Desde el punto de vista teórico, se supone que la Constitución establece controles horizontales, verticales y transversales para evitar que el poder político -del cual depende el poder militar- abuse de su poder. Pero resulta que hasta el momento el poder civil se ha desentendido de controlar al poder militar y, además, ha ampliado las actividades de los militares asignándole labores tradicionalmente reservadas a los civiles.
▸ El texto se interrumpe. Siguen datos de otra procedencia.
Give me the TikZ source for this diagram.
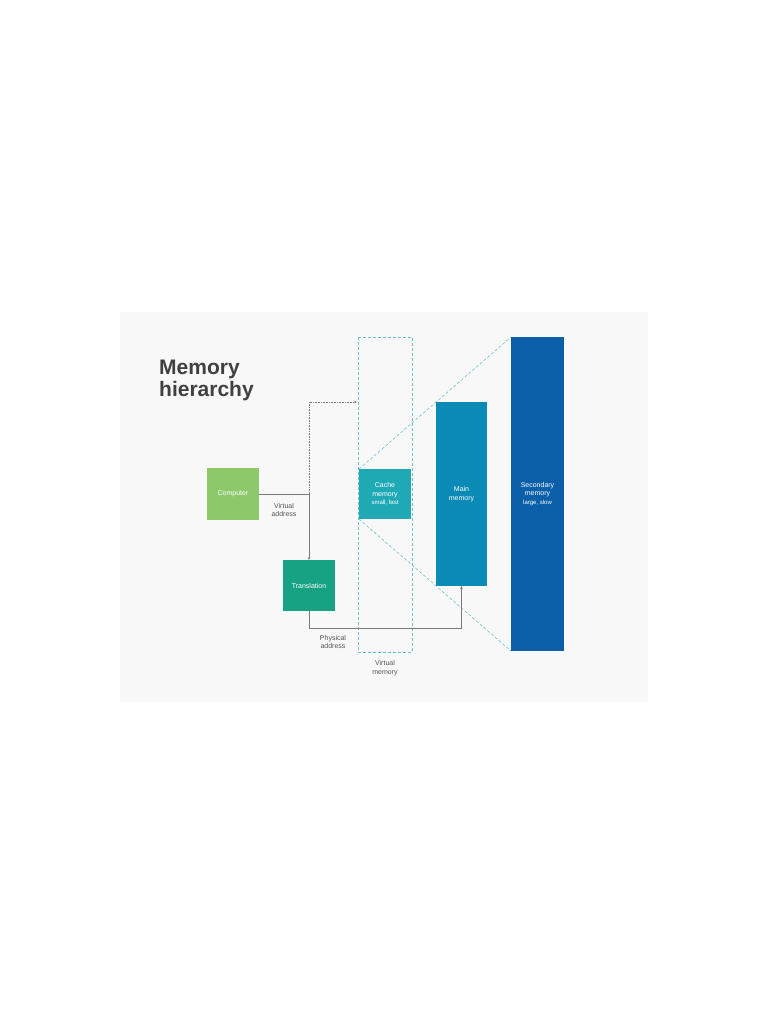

Desde un punto de vista teórico, los civiles no solo deben regresar a los militares a las labores propias de su misión constitucional, sino que además deben ejercer la misma vigilancia, fiscalización y exigencia de rendición de cuentas que tienen los administradores civiles, mismas que deben ser igualmente aplicadas por los civiles a los militares.

Ahora bien, para que esto pueda suceder y se evite cualquier sospecha de complicidad corporativa, también desde el punto de vista teórico, no cabe duda que lo deseable es que los altos mandos de la administración militar sean civiles. Quiero decir con esto, que es deseable que el secretario de la Defensa Nacional sea un civil auténtico, no un militar retirado al que formalmente se le considera como civil, sino un civil; esto vale igualmente para la secretaría de Marina y para la Fuerza Aérea. Así sucede en las democracias consolidadas y si bien la nuestra está lejos de ser considerada una democracia consolidada, no tengo duda de que es necesario someter a los administradores militares a los mismos parámetros de fiscalización, vigilancia, transparencia y rendición de cuentas a que están sometidos los servidores públicos civiles.


*Doctorado en Estudios Políticos por la Universidad de París (Francia), posdoctorado en Control Parlamentario y Políticas Públicas por la Universidad de Alcalá (España) y en Regímenes Políticos Comparados por la Universidad de Colorado, Campus Colorado Springs; doctorante en Derecho en el Instituto Internacional del Derecho y del Estado (CDMX).